PROBLEM TO SOLVE
Leave out all pictures. Return exactly the lines from the top of the material through the line containing "plt.rcParams['font.family'] = ['Lato', 'DejaVu".

[Code that draws figures]
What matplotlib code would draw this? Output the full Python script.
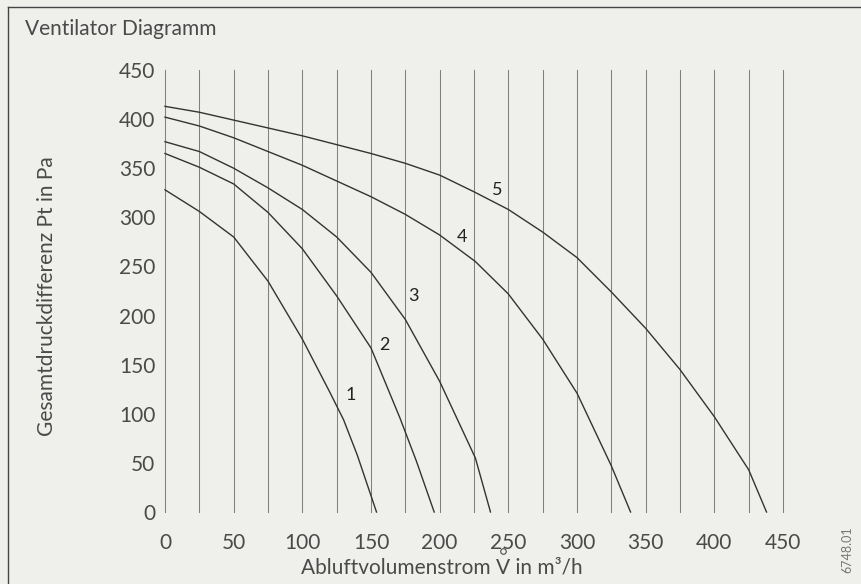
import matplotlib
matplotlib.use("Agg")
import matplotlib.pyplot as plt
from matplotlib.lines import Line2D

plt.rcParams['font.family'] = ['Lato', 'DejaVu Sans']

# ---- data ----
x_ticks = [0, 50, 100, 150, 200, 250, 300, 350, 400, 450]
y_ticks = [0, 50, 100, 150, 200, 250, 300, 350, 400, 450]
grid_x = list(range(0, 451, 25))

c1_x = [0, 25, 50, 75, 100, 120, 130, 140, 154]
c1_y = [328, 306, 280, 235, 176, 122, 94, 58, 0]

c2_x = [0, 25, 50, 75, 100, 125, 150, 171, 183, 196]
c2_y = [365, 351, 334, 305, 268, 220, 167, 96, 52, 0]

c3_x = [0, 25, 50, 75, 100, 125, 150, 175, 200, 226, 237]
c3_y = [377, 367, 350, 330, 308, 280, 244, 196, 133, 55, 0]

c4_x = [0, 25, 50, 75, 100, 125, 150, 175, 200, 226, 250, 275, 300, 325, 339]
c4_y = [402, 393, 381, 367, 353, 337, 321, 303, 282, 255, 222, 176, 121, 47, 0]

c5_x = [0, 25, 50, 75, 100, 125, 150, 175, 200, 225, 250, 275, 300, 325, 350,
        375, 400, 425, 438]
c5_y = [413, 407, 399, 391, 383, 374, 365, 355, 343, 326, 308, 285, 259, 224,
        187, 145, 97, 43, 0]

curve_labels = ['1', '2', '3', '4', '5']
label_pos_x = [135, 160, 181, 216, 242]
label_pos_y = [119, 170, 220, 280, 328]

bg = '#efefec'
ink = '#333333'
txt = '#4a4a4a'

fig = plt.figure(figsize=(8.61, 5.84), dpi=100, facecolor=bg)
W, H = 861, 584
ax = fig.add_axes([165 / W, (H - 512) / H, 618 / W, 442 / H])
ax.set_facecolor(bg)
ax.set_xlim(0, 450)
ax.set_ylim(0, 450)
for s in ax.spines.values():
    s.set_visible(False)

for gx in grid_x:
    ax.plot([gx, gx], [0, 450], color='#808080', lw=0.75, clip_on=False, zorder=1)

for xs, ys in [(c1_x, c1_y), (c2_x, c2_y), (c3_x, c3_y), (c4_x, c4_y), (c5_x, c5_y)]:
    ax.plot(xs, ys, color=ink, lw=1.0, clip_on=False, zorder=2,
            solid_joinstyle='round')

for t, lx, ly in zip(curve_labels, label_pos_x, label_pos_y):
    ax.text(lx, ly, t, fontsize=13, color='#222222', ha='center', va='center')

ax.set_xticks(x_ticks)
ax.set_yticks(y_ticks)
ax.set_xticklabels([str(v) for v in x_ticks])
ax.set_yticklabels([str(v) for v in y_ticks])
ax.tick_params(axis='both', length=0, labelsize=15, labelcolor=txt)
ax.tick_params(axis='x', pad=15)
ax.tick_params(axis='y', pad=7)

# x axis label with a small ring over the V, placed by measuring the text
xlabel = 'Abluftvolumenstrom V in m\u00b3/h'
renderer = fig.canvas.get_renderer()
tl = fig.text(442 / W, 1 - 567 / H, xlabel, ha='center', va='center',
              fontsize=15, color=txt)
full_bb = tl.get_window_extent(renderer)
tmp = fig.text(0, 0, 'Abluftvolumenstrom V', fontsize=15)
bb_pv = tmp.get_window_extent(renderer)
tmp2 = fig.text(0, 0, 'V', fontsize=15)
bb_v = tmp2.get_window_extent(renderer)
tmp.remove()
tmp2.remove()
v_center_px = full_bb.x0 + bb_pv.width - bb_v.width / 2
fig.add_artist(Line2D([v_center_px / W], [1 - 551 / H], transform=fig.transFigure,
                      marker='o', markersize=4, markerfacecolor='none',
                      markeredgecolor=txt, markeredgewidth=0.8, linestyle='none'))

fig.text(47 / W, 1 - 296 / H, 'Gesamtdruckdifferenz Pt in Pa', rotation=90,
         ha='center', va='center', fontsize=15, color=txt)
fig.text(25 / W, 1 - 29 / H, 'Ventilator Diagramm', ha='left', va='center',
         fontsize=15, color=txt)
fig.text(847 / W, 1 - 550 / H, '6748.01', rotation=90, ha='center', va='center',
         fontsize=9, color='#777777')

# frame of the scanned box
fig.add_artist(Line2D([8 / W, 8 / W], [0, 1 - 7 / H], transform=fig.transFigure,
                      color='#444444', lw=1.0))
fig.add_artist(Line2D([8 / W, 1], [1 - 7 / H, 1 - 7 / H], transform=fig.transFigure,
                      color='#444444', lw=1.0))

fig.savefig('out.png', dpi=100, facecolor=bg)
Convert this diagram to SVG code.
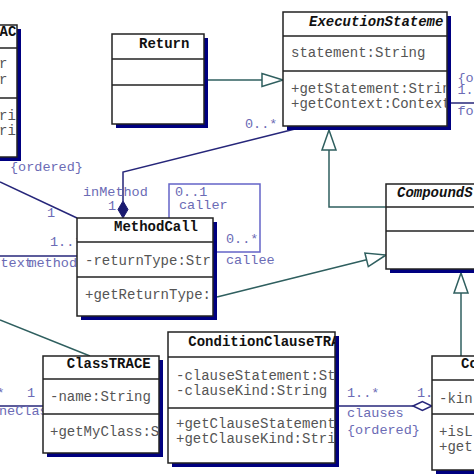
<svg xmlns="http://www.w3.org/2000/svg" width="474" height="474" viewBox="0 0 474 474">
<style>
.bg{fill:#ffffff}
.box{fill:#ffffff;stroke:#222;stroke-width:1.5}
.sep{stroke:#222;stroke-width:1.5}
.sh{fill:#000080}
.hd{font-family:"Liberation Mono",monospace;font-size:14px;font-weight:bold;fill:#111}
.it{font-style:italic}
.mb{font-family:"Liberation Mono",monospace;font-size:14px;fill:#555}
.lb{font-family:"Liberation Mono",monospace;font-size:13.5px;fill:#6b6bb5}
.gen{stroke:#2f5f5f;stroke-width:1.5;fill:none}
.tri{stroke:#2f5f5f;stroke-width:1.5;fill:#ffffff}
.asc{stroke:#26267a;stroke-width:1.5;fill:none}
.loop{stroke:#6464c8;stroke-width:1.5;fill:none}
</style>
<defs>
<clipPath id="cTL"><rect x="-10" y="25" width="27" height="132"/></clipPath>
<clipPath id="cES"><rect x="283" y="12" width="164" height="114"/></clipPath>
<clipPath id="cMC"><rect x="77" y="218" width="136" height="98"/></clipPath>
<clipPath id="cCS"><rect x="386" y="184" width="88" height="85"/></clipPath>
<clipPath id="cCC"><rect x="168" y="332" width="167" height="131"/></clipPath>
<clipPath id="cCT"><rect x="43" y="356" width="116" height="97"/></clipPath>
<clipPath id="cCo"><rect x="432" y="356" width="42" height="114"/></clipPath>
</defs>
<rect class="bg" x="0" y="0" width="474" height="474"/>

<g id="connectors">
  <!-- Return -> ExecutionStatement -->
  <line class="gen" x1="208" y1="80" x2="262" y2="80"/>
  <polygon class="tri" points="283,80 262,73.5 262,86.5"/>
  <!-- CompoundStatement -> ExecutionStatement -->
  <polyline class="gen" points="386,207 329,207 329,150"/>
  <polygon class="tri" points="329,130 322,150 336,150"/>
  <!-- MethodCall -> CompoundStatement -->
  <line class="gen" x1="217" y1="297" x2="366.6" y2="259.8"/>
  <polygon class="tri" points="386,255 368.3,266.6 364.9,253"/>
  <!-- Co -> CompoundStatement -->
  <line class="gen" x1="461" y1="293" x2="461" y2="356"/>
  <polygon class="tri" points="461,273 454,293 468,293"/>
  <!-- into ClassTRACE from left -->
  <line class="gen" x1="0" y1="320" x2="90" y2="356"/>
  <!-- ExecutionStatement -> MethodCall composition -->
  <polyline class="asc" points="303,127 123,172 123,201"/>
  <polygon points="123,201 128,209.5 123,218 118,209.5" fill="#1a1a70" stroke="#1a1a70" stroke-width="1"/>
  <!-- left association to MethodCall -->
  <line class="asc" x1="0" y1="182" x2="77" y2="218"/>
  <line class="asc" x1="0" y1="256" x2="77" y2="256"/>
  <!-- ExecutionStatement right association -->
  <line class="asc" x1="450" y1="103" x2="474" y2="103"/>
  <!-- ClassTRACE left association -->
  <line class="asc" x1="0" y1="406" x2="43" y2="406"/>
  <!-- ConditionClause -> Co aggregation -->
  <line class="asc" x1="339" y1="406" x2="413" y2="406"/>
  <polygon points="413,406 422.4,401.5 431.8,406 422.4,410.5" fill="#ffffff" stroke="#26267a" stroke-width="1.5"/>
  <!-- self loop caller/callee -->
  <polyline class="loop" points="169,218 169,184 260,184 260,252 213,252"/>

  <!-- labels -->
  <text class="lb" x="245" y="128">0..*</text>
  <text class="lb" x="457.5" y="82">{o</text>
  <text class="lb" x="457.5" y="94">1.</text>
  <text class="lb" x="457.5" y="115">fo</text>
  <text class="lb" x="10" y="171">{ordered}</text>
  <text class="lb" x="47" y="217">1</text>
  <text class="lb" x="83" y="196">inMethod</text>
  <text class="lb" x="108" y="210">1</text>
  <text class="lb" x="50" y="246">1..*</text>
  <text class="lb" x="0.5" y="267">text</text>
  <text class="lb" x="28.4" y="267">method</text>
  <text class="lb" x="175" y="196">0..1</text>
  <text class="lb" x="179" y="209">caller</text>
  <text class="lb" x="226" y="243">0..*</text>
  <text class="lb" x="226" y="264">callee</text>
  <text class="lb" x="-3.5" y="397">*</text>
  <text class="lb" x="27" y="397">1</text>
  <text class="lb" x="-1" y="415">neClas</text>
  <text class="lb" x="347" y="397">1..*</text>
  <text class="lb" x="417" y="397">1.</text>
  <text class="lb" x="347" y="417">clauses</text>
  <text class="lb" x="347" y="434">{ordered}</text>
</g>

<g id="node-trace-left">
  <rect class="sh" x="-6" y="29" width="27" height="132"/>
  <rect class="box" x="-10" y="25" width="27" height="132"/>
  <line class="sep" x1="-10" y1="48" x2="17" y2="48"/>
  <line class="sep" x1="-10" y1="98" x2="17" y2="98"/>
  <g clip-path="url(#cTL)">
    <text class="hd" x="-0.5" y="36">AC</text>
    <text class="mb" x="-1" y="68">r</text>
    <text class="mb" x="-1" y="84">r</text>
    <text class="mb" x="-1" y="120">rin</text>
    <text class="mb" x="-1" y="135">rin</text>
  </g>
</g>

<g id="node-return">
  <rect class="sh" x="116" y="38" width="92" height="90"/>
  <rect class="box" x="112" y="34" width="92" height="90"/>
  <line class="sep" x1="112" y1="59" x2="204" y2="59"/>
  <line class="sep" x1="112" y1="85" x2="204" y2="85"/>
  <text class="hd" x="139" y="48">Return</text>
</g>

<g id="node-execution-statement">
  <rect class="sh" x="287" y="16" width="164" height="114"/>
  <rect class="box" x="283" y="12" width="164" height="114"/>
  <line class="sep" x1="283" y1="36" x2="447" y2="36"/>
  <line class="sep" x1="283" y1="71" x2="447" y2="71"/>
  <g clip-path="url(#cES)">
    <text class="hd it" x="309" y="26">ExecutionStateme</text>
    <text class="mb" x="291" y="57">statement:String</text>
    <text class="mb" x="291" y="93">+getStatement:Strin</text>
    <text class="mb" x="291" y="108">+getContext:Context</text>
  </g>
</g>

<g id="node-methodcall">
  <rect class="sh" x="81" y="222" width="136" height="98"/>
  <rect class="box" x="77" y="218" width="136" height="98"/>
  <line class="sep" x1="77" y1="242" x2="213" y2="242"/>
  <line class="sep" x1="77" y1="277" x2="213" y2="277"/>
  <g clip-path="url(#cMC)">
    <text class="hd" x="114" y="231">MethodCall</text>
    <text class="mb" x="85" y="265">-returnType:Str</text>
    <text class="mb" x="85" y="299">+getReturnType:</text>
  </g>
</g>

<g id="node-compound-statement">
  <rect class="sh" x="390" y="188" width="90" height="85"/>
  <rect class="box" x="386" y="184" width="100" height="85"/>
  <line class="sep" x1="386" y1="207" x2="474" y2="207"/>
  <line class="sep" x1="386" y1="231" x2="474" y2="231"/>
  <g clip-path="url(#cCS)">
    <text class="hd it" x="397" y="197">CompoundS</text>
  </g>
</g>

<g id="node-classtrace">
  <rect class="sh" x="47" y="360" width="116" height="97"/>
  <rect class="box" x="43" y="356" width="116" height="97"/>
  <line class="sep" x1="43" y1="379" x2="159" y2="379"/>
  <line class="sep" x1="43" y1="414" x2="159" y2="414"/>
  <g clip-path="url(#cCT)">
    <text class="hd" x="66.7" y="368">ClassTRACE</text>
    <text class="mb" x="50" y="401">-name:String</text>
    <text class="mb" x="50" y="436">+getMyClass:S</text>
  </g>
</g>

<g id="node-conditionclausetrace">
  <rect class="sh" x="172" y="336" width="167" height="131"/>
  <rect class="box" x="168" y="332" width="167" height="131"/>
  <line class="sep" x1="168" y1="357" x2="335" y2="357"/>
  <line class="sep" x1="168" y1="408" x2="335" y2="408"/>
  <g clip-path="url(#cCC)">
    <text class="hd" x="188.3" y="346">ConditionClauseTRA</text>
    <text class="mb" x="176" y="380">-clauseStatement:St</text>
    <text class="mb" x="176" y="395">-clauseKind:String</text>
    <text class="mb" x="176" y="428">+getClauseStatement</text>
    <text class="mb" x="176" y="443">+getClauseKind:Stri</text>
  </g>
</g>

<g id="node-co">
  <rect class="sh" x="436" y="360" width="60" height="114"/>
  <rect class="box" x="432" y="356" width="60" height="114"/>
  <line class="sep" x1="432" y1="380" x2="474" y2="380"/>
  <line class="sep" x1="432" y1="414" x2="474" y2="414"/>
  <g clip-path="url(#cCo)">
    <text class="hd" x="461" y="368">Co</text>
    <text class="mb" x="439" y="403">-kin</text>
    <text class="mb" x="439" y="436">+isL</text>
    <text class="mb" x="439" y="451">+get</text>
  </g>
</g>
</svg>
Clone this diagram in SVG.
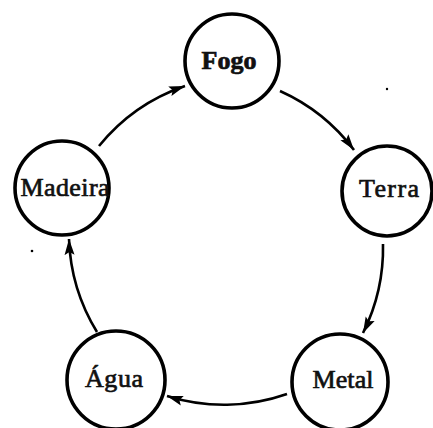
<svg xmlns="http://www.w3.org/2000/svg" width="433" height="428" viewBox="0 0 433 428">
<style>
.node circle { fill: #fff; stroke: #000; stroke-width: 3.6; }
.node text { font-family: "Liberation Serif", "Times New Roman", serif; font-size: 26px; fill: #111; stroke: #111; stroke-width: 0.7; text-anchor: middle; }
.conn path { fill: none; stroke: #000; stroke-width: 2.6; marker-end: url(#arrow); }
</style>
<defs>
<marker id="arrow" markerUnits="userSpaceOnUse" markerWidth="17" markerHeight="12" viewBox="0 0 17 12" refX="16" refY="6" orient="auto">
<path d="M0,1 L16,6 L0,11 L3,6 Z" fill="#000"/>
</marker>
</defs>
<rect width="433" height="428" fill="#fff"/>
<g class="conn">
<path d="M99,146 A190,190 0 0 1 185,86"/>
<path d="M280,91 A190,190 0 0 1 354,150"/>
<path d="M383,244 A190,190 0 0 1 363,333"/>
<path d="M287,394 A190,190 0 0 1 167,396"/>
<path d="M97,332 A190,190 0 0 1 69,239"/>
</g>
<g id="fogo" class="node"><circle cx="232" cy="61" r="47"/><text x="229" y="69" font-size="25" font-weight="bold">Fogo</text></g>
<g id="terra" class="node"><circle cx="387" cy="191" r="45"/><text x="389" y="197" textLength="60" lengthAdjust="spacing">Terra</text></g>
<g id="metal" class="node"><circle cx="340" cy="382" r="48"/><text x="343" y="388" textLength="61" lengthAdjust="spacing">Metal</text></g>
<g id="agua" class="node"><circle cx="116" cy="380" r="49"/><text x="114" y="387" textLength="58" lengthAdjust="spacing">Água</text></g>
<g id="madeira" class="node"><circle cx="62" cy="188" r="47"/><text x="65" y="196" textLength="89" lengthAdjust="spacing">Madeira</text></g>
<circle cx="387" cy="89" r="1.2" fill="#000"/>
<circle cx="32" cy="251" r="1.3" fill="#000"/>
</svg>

THE RESULT
What matplotlib code would draw this? Output the full Python script.
import matplotlib
matplotlib.use("Agg")
import matplotlib.pyplot as plt
from matplotlib.lines import Line2D

plt.rcParams['font.family'] = ['Lato', 'DejaVu Sans']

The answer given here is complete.